• _Challenge_: Where does the string "with" appear? Copy every line of the entries below that holds it.

[Rows from a dataset of charts and code]
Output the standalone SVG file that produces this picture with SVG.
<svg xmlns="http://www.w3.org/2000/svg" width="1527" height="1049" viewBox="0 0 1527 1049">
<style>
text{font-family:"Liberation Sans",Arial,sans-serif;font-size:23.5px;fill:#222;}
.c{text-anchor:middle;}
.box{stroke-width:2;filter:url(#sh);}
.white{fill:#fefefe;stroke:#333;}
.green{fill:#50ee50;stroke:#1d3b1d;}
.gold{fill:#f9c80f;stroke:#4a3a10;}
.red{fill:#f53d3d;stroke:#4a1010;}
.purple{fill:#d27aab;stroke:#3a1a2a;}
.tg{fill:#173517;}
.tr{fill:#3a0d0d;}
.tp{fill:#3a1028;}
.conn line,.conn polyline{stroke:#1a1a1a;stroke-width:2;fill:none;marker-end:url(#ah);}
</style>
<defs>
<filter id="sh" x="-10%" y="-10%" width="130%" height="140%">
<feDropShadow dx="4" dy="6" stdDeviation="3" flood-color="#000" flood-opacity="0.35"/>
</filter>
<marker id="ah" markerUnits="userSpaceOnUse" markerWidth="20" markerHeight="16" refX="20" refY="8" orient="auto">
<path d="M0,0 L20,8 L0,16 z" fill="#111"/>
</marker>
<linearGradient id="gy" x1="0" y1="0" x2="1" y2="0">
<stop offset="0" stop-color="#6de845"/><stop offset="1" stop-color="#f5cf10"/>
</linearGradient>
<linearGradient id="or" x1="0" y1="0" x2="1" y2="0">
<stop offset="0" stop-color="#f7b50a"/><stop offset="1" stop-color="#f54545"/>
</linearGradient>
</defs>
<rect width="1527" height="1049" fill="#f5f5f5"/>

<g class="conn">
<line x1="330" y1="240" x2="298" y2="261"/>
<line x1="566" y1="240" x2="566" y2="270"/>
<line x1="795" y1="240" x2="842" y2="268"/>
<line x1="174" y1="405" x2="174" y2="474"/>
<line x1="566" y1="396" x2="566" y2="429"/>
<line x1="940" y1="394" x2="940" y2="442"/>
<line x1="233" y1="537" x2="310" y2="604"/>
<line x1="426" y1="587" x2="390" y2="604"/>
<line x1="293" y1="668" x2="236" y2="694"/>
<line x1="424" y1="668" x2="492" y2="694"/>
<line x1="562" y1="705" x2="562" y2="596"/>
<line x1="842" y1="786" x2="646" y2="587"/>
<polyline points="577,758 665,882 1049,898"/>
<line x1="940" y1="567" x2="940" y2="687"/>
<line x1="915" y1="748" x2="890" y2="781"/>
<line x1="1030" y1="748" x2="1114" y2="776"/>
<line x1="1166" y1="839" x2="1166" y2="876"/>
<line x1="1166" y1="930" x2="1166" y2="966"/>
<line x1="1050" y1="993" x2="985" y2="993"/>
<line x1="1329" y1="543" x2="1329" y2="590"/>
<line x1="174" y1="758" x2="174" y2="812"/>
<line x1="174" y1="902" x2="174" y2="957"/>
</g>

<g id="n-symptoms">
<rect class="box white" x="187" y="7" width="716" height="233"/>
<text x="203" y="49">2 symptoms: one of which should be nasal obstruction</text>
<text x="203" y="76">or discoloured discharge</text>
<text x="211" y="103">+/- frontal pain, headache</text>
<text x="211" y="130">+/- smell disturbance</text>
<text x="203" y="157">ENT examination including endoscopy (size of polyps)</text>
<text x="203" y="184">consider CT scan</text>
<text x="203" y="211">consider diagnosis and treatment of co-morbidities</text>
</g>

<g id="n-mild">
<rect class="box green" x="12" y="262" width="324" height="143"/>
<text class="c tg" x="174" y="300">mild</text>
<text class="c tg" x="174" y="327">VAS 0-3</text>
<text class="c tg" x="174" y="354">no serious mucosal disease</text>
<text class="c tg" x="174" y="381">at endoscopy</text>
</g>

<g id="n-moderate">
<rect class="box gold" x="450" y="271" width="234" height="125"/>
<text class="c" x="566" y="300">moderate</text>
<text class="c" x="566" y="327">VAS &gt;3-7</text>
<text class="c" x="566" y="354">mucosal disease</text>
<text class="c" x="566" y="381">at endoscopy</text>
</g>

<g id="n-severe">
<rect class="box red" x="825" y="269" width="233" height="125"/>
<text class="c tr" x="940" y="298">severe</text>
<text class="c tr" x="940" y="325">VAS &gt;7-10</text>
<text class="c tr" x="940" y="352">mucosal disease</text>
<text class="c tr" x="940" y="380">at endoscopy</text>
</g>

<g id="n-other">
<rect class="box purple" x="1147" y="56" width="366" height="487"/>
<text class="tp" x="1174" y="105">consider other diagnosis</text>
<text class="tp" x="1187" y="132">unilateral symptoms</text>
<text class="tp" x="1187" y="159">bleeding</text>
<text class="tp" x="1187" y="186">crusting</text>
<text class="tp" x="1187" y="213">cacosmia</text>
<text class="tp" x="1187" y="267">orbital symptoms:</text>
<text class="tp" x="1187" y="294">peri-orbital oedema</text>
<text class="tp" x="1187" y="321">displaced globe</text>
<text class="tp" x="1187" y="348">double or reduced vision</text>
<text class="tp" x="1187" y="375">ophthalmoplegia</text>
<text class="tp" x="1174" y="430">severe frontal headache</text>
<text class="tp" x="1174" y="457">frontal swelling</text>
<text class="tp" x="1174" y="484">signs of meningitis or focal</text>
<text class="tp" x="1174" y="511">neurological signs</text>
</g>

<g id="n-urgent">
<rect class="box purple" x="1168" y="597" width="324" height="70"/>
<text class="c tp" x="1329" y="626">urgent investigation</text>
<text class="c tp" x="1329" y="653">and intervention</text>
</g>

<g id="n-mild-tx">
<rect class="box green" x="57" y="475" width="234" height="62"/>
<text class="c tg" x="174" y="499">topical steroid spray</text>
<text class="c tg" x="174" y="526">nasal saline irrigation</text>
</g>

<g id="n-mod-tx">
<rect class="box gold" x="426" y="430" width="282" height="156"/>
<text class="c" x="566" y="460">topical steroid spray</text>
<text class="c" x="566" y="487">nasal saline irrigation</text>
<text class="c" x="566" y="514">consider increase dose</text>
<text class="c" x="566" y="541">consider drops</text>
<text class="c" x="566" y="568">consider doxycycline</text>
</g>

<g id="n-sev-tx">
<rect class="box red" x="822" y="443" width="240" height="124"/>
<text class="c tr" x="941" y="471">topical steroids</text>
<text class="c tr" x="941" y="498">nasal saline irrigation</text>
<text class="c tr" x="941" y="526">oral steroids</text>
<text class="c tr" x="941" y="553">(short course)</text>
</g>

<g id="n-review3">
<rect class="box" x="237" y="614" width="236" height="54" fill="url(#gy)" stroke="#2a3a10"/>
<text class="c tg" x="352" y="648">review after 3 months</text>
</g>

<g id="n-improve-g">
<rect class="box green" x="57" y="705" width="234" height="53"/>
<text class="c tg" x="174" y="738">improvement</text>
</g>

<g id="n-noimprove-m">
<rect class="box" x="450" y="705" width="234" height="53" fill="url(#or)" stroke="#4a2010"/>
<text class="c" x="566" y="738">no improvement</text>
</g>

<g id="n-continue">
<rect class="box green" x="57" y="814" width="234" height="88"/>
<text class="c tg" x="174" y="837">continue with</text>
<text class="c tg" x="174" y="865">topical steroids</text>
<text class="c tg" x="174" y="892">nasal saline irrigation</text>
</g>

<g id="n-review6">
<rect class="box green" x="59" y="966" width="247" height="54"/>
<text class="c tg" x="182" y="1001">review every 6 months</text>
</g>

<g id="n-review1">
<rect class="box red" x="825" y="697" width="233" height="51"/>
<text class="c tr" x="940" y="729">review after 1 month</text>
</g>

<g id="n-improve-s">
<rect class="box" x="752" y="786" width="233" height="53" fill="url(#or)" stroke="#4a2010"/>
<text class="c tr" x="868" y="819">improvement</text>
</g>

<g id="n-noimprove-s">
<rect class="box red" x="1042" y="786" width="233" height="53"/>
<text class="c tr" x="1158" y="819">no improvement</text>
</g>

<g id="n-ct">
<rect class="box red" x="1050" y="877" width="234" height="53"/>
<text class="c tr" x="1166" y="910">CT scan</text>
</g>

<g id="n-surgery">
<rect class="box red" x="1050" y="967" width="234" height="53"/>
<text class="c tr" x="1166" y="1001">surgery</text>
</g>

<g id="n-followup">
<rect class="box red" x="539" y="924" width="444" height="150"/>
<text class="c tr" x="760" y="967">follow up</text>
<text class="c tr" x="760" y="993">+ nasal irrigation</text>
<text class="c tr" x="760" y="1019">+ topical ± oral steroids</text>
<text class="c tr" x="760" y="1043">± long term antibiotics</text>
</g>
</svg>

--

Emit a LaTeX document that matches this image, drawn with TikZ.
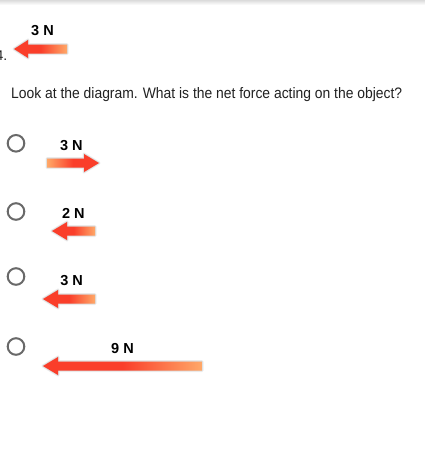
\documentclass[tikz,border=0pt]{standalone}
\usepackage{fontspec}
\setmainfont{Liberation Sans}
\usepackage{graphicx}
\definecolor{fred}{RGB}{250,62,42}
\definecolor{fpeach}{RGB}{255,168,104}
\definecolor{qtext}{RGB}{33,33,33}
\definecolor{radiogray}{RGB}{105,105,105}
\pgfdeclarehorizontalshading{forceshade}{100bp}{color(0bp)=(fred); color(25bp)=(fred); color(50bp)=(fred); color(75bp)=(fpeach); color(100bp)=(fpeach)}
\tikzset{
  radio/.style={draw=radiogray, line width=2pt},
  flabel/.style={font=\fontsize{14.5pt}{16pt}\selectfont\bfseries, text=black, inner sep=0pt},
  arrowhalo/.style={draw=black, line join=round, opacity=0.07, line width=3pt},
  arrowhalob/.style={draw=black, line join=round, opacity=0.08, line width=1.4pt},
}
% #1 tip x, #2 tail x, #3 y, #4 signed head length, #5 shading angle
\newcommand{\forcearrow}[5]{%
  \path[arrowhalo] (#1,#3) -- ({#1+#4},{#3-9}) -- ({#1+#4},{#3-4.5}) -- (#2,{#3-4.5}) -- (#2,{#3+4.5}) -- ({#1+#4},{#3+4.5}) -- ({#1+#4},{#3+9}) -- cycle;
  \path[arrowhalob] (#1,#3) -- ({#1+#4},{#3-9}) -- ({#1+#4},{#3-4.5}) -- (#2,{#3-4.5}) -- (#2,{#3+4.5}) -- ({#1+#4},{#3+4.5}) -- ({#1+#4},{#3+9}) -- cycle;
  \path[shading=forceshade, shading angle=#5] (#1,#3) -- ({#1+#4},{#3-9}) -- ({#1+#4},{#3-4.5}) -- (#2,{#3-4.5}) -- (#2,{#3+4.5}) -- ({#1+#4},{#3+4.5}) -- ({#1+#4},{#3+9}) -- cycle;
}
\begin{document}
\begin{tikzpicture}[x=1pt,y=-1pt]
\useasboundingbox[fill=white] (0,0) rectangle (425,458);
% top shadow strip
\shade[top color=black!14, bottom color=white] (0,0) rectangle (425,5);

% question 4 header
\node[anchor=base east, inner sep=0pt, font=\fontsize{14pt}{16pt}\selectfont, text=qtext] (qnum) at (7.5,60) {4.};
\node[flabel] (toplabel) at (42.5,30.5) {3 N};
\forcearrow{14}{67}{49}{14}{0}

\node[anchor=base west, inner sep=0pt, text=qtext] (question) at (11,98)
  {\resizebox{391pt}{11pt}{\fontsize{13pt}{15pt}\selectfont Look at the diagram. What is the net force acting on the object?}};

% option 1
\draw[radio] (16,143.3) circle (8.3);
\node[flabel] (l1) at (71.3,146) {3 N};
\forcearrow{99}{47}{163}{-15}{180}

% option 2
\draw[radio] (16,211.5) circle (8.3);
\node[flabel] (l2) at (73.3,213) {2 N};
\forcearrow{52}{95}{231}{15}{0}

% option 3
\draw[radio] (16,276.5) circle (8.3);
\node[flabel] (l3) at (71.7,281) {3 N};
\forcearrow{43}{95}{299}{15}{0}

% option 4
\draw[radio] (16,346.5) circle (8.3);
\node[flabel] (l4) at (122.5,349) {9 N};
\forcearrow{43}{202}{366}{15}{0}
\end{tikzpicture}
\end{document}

---

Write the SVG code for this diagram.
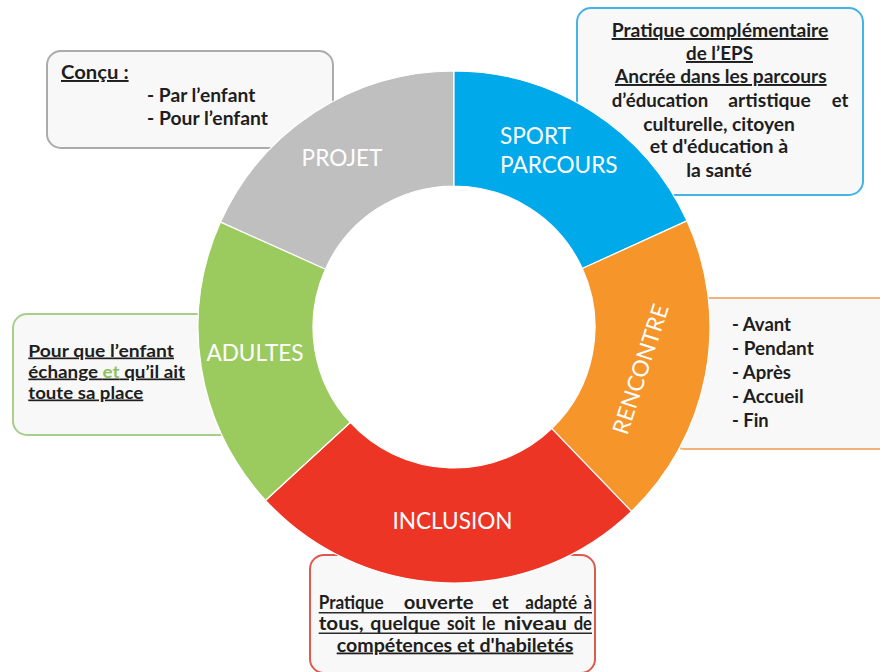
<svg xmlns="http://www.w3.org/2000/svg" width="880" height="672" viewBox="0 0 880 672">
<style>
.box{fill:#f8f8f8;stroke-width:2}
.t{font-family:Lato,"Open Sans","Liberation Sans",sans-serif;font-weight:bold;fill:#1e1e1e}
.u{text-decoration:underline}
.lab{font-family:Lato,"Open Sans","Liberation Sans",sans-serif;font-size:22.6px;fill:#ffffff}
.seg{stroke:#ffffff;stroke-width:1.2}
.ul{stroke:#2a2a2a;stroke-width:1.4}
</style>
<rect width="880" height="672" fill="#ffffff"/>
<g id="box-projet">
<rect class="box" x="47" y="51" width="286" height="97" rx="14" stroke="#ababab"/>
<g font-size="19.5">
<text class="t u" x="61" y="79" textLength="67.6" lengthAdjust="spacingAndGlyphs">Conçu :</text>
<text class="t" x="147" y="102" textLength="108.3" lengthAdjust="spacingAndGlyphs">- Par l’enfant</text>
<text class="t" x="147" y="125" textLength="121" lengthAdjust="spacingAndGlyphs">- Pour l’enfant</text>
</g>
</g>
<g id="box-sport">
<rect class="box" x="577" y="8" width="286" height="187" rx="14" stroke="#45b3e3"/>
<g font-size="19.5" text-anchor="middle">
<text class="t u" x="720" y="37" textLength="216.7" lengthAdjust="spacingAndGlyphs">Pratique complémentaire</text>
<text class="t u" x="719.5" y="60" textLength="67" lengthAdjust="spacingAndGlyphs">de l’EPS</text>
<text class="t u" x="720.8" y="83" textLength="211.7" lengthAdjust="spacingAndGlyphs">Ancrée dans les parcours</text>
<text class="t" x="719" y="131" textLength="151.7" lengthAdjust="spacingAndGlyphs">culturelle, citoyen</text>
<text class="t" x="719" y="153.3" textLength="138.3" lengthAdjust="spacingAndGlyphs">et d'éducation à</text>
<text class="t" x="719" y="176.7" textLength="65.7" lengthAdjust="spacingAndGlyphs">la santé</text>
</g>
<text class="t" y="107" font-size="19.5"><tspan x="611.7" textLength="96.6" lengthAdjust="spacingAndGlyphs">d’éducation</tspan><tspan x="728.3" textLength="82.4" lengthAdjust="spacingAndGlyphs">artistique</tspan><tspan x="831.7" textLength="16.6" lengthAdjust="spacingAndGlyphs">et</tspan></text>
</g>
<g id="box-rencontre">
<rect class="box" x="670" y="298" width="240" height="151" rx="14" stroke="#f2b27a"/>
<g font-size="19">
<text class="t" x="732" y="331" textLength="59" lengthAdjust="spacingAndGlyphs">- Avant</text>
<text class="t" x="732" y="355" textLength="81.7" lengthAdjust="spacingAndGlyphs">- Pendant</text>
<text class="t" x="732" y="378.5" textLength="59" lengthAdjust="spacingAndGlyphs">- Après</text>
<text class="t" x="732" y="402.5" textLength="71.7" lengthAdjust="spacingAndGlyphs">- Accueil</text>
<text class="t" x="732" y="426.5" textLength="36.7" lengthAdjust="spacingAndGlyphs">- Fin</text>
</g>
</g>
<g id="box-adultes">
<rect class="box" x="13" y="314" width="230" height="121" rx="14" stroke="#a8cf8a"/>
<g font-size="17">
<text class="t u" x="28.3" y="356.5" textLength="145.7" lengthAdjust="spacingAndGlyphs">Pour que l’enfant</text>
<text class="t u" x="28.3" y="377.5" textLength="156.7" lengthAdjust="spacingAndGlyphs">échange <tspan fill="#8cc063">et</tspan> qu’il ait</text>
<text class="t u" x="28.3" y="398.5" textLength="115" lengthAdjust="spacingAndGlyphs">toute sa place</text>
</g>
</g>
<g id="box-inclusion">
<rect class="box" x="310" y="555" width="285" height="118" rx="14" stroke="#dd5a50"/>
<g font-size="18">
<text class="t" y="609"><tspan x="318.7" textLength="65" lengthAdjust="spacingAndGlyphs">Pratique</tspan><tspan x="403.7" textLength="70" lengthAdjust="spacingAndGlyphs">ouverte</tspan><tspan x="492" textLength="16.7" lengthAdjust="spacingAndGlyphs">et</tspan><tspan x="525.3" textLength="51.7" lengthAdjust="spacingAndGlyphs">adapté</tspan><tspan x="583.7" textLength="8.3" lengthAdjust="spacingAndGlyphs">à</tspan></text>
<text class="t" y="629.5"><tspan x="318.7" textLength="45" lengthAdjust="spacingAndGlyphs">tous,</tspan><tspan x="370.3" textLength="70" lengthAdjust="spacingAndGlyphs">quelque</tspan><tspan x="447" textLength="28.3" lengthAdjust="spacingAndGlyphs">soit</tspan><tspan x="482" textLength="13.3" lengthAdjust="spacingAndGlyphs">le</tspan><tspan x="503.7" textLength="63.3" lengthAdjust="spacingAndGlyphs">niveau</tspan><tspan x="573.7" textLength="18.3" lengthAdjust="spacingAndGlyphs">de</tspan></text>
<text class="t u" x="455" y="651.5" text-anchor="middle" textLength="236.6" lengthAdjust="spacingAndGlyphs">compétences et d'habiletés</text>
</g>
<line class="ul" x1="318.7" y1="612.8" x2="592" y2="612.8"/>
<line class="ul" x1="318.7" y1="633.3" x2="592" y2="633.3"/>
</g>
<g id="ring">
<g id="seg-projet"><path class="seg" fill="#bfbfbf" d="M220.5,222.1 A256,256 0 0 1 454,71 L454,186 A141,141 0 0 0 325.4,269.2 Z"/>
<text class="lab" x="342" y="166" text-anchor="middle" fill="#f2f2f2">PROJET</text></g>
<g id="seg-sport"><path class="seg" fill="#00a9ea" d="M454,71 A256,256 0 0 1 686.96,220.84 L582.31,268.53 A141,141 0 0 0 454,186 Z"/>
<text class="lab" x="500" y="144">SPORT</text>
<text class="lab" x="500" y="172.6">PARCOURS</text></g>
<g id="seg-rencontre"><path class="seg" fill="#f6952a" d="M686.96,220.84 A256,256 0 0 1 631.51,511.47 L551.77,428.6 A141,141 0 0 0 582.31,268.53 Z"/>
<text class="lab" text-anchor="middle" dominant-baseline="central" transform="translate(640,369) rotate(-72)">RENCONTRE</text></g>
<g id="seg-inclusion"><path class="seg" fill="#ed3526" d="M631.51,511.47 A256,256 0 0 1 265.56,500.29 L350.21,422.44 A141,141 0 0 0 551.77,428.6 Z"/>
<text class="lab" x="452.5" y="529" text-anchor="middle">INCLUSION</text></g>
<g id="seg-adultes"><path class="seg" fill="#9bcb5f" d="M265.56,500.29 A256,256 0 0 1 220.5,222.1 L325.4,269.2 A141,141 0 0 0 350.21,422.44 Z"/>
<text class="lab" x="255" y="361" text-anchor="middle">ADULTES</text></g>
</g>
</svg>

• _Written answer_:
Output the standalone SVG file that produces this picture with SVG.
<text class="c tg" x="174" y="837">continue with</text>
Emit a LaTeX document that matches this image, drawn with TikZ.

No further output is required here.